I believe I know the answer to that question now. Why that story, and so many of my early attempts at writing cozies; were . . . um, less than stellar. Ms. Christie’s stories worked so well because she wrote about who, what, and where she knew. Her novels were filled with the settings and character types she encountered in her circles and travels abroad. There weren’t major appearances by people like me (young, Black; a little bit absentminded and dreamy), and I’m fine with that now—the novels were written for a different society, a different zeitgeist. But maybe, back then, I’d wanted to see myself on those pages. I tried for so long to write what she knew, when, as it turns out, what I needed to do was follow her example in a different way. I needed to fill my pages with the personalities and settings I knew best: dark-skinned men and women with thick curls and neat braids, clownish politicians, womanizers in huge gold chains, and strong, gifted young people with a reserve of quiet confidence. Beaches. Carnival. An old parochial school in the heart of historic Charlotte Amalie. Maybe a post-hurricane landscape, in one of my future drafts. Ms. Christie’s magic lay in the way she made us believe in the truth of the stories she wrote. By putting myself on the page, as she always did, I hope I’m approaching even a fraction of that gift.

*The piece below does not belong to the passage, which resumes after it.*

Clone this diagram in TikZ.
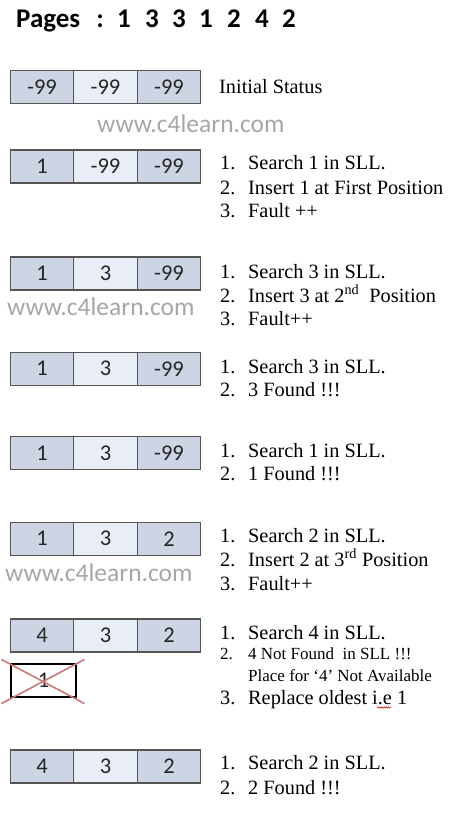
\documentclass[tikz,border=0pt]{standalone}
\usepackage{fontspec}
\setmainfont{Liberation Serif}
\setsansfont{Carlito}
\usetikzlibrary{decorations.pathmorphing}
\definecolor{cellA}{HTML}{CDD5E4}
\definecolor{cellB}{HTML}{E9EDF5}
\definecolor{cellline}{HTML}{555555}
\definecolor{wm}{HTML}{A6A6A6}
\definecolor{crossred}{HTML}{C97A78}
\newcommand\memrow[5]{%
  \node[cellouter] (#1a) at (42,#2) {#3};
  \node[cellinner] (#1b) at (105.5,#2) {#4};
  \node[cellouter] (#1c) at (169,#2) {#5};
}
\begin{document}
\begin{tikzpicture}[x=1pt,y=-1pt,
  cellbase/.style={draw=cellline, line width=1.1pt, minimum width=63.5pt, minimum height=33pt, inner sep=0pt, font=\sffamily\fontsize{22.5}{24}\selectfont, text=black!85},
  cellouter/.style={cellbase, fill=cellA},
  cellinner/.style={cellbase, fill=cellB},
  item/.style={anchor=base west, inner sep=0pt, font=\fontsize{20.3}{22}\selectfont},
  smallitem/.style={anchor=base west, inner sep=0pt, font=\fontsize{17}{19}\selectfont},
  watermark/.style={anchor=base west, inner sep=0pt, text=wm, font=\sffamily\fontsize{25.5}{27}\selectfont},
  title/.style={anchor=base, inner sep=0pt, font=\sffamily\bfseries\fontsize{27}{29}\selectfont},
  cross/.style={draw=crossred, line width=1.6pt}
]
\useasboundingbox (0,0) rectangle (474,822);

% title
\node[title, anchor=base west] (tp) at (16,27) {Pages};
\node[title] (tc) at (100,27) {:};
\node[title] (t1) at (124,27) {1};
\node[title] (t2) at (152,27) {3};
\node[title] (t3) at (179,27) {3};
\node[title] (t4) at (206,27) {1};
\node[title] (t5) at (234,27) {2};
\node[title] (t6) at (262,27) {4};
\node[title] (t7) at (289,27) {2};

% row 1
\memrow{r1}{87}{-99}{-99}{-99}
\node[item] (r1t) at (219,93.3) {Initial Status};
\node[watermark] (w1) at (97,132) {www.c4learn.com};

% row 2
\memrow{r2}{166.5}{1}{-99}{-99}
\node[item] (r2n1) at (220,169.5) {1.};
\node[item] (r2l1) at (248,169.5) {Search 1 in SLL.};
\node[item] (r2n2) at (220,194) {2.};
\node[item] (r2l2) at (248,194) {Insert 1 at First Position};
\node[item] (r2n3) at (220,217.5) {3.};
\node[item] (r2l3) at (248,217.5) {Fault ++};

% row 3
\memrow{r3}{273.5}{1}{3}{-99}
\node[item] (r3n1) at (220,278.3) {1.};
\node[item] (r3l1) at (248,278.3) {Search 3 in SLL.};
\node[item] (r3n2) at (220,302.5) {2.};
\node[item] (r3l2) at (248,302.5) {Insert 3 at 2\textsuperscript{nd}\ \ Position};
\node[item] (r3n3) at (220,325) {3.};
\node[item] (r3l3) at (248,325) {Fault++};
\node[watermark] (w2) at (7,315) {www.c4learn.com};

% row 4
\memrow{r4}{368.7}{1}{3}{-99}
\node[item] (r4n1) at (220,373.3) {1.};
\node[item] (r4l1) at (248,373.3) {Search 3 in SLL.};
\node[item] (r4n2) at (220,396.7) {2.};
\node[item] (r4l2) at (248,396.7) {3 Found !!!};

% row 5
\memrow{r5}{453}{1}{3}{-99}
\node[item] (r5n1) at (220,457.3) {1.};
\node[item] (r5l1) at (248,457.3) {Search 1 in SLL.};
\node[item] (r5n2) at (220,480.7) {2.};
\node[item] (r5l2) at (248,480.7) {1 Found !!!};

% row 6
\memrow{r6}{538.7}{1}{3}{2}
\node[item] (r6n1) at (220,542.7) {1.};
\node[item] (r6l1) at (248,542.7) {Search 2 in SLL.};
\node[item] (r6n2) at (220,566) {2.};
\node[item] (r6l2) at (248,566) {Insert 2 at 3\textsuperscript{rd} Position};
\node[item] (r6n3) at (220,590) {3.};
\node[item] (r6l3) at (248,590) {Fault++};
\node[watermark] (w3) at (5,581.7) {www.c4learn.com};

% row 7
\memrow{r7}{635.5}{4}{3}{2}
\node[item] (r7n1) at (220,639.3) {1.};
\node[item] (r7l1) at (248,639.3) {Search 4 in SLL.};
\node[smallitem] (r7n2) at (220,659.3) {2.};
\node[smallitem] (r7l2) at (248,659.3) {4 Not Found\ \ in SLL !!!};
\node[smallitem] (r7l2b) at (248,681) {Place for ‘4’ Not Available};
\node[item] (r7n3) at (220,704) {3.};
\node[item] (r7l3) at (248,704) {Replace oldest i.e 1};
\draw[red!80!black, line width=0.5pt, decorate, decoration={snake, amplitude=0.7pt, segment length=2.2pt}] (377,707.5) -- (391,707.5);

\node[draw=black, line width=1.1pt, fill=white, minimum width=65pt, minimum height=33pt, inner sep=0pt, font=\sffamily\fontsize{22.5}{24}\selectfont, text=black!85] (old) at (43.5,680.5) {1};
\draw[cross] ([shift={(-9,6)}]old.south west) -- ([shift={(8,-4)}]old.north east);
\draw[cross] ([shift={(-9,-4)}]old.north west) -- ([shift={(8,6)}]old.south east);

% row 8
\memrow{r8}{766.5}{4}{3}{2}
\node[item] (r8n1) at (220,769.3) {1.};
\node[item] (r8l1) at (248,769.3) {Search 2 in SLL.};
\node[item] (r8n2) at (220,794) {2.};
\node[item] (r8l2) at (248,794) {2 Found !!!};
\end{tikzpicture}
\end{document}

As for our night at the movies? Well, it was everything my heart had hoped for, watching my kids fall right into the trance of that story . . . marveling at the setting, shrieking at every murder, pouncing on every clue; sharing their theories about who the murderer was. Watching the shock on their faces as Poirot laid it all out for them. Hearing their excitement as we left the theater, not just about how much fun the movie was, but about the diverse cast; about seeing Black and Brown and LGBTQ characters with quirks and agency and power. Listening to my sons devise the plot of their own mystery story on the ride home was perhaps the very best moment of that night, however—a moment that truly did complete the circle that had started so long ago in the tiny mystery section of an island bookstore. We got out of the car, still full of popcorn and under the spell of a master storyteller. Those stories still do it, even this many years after their debut. They sweep us away from the present, back to the outsized personalities and majestic settings of the world Ms. Christie created. They still contain the best kind of magic.
They still inspire so many of us to create magic of our own.
Wonderful!
Wonderful reflections on inspiration! I loved your story “Rise” in EQMM.